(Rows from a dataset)
[Start]

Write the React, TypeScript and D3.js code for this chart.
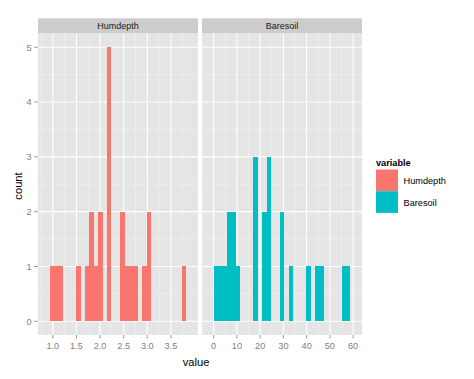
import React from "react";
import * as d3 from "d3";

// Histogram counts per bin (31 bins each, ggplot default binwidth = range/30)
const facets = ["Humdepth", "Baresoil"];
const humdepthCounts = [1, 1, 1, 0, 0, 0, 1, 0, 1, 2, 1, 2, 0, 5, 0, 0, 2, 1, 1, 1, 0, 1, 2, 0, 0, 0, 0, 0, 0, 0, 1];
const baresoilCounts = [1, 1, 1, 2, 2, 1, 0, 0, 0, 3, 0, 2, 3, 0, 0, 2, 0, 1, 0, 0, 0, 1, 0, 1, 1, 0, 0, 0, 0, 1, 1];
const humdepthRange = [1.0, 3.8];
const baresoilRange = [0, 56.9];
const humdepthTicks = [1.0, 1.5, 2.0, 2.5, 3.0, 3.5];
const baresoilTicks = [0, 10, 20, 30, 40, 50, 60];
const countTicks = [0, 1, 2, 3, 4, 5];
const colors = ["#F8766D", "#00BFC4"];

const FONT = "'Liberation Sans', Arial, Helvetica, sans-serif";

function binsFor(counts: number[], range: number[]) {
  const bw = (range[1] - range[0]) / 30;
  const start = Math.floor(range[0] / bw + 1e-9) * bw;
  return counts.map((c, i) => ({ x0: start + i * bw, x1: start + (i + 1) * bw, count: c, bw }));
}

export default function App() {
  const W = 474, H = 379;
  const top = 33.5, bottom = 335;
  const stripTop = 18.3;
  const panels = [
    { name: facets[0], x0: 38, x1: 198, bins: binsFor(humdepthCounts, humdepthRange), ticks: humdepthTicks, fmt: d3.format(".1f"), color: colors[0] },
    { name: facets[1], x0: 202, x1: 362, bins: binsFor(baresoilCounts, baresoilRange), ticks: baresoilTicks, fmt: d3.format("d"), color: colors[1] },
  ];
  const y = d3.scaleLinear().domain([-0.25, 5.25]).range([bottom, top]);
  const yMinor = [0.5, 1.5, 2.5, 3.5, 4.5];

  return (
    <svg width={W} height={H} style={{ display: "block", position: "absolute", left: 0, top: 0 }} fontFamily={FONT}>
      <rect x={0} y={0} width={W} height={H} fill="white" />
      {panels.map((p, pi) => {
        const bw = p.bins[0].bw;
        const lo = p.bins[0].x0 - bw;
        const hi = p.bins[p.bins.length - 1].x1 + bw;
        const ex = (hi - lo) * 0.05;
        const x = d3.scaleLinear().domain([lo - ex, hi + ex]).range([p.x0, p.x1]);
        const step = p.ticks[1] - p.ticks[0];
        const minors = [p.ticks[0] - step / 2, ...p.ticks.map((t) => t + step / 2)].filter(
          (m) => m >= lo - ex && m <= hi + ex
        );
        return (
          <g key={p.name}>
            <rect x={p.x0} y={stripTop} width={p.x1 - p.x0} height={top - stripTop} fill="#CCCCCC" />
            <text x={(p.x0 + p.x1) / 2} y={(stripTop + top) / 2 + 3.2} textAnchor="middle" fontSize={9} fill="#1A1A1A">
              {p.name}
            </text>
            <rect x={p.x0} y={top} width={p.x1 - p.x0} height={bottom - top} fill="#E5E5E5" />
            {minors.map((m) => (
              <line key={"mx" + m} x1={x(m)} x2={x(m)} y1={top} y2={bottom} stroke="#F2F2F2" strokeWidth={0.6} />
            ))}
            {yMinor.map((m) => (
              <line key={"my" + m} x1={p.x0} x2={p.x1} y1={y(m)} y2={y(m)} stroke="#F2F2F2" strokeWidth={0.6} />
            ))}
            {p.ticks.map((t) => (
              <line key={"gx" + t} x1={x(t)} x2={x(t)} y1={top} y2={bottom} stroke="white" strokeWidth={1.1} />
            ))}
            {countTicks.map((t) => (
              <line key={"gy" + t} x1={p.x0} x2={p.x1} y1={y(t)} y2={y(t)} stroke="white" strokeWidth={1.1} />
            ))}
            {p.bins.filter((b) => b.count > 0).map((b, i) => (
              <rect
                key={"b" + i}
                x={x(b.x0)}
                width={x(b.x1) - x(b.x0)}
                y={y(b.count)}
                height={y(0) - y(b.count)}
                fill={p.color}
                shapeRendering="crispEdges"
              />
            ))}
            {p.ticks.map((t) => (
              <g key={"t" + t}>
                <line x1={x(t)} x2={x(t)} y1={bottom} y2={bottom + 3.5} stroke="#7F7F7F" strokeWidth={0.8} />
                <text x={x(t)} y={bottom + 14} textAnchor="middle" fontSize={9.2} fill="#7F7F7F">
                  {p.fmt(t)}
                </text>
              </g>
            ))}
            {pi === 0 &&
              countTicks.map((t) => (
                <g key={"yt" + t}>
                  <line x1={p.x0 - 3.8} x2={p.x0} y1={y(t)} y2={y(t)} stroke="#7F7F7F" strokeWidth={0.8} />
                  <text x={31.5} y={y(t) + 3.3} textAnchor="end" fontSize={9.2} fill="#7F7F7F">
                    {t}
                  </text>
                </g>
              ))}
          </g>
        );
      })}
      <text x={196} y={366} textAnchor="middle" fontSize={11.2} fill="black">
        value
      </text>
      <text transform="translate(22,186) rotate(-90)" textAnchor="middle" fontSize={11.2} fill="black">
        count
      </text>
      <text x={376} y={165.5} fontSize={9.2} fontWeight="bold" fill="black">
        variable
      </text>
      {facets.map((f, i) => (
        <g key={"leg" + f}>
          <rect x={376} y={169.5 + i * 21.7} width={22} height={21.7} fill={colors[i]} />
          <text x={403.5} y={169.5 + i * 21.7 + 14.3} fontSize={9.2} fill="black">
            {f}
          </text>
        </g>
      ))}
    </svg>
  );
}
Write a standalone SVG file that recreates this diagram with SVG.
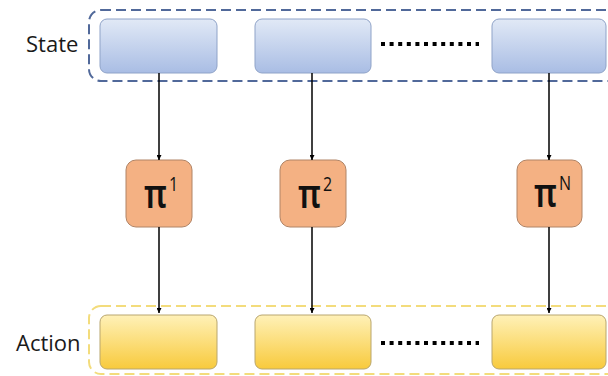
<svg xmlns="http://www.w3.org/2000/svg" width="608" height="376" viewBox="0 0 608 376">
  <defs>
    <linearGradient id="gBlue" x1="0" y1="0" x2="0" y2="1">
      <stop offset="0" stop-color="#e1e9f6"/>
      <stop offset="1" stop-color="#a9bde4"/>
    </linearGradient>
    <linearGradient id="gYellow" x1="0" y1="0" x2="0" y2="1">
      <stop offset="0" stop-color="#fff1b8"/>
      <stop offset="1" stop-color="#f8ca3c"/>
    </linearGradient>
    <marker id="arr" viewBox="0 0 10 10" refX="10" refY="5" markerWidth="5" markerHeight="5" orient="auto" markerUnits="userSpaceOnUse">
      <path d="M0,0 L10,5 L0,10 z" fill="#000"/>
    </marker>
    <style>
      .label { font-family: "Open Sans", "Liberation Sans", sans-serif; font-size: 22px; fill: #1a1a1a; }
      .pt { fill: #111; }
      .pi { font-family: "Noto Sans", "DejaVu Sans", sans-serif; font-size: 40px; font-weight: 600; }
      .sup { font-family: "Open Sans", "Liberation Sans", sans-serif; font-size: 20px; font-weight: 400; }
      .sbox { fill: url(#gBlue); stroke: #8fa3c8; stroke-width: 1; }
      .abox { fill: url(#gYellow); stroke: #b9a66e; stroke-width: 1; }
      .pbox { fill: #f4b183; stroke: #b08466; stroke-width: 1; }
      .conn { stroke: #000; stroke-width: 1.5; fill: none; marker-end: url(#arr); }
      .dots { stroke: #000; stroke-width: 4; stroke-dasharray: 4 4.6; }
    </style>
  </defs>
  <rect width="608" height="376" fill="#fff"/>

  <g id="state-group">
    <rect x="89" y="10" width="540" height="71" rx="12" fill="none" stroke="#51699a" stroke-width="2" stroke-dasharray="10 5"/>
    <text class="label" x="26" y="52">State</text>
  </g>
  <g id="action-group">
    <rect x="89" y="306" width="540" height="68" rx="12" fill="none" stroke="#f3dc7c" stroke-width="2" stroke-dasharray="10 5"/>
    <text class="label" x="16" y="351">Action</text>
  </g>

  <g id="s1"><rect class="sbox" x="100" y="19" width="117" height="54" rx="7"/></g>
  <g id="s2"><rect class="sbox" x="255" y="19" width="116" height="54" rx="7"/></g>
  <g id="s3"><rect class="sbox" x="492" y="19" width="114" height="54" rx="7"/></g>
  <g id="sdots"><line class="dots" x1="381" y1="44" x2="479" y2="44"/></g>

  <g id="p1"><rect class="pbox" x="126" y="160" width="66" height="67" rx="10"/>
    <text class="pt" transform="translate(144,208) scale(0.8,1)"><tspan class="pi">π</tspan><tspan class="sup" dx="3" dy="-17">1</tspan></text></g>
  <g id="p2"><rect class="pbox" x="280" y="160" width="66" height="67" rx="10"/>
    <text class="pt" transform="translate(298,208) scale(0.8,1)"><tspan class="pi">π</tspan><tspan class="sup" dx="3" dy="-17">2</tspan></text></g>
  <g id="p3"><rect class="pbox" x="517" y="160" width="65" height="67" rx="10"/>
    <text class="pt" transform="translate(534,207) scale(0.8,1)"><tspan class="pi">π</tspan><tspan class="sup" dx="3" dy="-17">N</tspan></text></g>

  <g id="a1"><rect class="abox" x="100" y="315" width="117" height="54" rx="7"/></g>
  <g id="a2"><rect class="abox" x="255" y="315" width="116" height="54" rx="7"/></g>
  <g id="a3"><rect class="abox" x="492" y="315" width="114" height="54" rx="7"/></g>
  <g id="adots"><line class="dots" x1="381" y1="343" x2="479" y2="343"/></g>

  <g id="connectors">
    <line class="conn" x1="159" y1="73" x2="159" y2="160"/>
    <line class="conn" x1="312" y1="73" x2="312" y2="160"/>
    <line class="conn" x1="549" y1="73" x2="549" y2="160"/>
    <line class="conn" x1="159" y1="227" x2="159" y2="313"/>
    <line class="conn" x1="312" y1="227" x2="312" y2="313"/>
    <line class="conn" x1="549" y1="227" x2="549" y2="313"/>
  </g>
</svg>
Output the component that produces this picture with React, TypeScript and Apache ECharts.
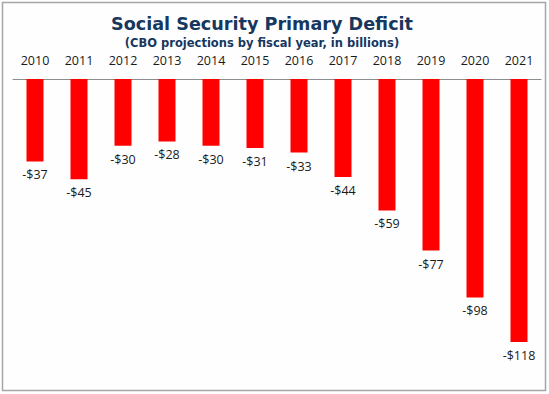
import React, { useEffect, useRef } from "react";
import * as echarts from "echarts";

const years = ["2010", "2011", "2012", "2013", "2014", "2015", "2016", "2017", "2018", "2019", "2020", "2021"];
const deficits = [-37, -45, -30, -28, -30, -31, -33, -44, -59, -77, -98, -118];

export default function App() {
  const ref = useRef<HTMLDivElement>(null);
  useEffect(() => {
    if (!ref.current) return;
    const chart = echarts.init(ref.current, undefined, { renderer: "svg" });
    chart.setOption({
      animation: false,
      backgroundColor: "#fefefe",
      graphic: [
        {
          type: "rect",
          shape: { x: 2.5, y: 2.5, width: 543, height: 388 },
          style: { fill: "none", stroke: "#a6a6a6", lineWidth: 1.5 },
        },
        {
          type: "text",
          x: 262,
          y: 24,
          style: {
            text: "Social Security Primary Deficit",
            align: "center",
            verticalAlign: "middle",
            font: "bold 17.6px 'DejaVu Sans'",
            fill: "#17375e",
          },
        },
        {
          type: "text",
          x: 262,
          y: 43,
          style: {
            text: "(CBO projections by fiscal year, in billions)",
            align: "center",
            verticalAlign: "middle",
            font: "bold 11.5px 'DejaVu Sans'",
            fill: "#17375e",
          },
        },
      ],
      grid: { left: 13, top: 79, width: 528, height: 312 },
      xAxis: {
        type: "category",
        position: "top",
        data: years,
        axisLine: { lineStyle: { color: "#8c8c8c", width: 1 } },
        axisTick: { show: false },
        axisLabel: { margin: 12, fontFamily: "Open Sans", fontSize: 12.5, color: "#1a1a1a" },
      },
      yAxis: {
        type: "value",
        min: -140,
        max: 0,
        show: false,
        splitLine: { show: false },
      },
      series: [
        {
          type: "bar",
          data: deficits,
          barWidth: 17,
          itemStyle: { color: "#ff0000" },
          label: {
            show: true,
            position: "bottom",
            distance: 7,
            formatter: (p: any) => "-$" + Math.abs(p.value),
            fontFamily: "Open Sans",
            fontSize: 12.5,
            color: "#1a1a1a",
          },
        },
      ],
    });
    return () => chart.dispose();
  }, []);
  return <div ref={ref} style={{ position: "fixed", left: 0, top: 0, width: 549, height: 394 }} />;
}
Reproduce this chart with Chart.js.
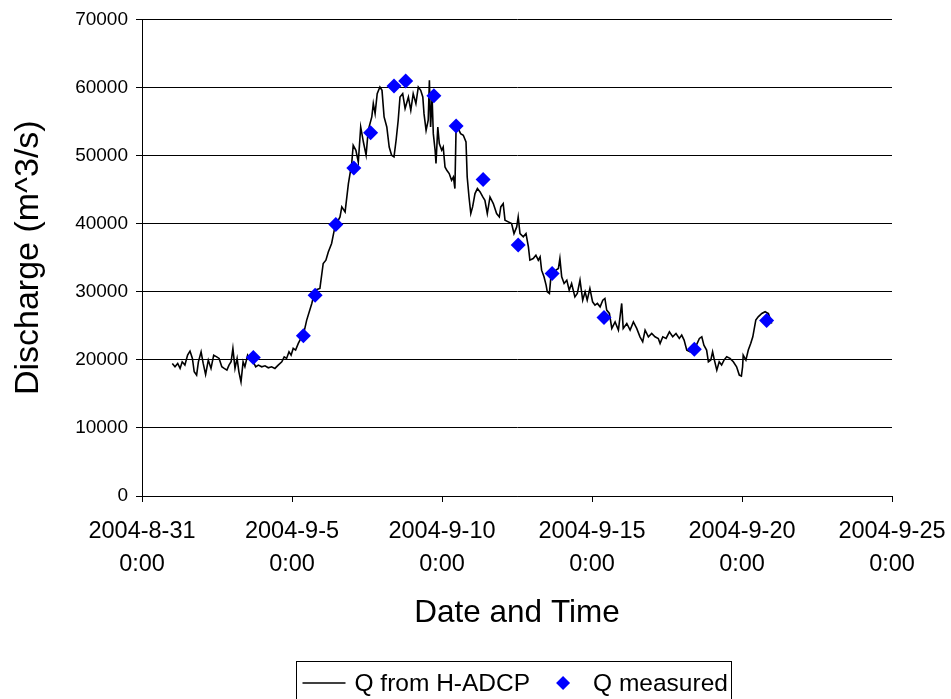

[End]

== The exercise ==
In the entries above, count each line with "this"; reply with the total only.

== Answer ==
4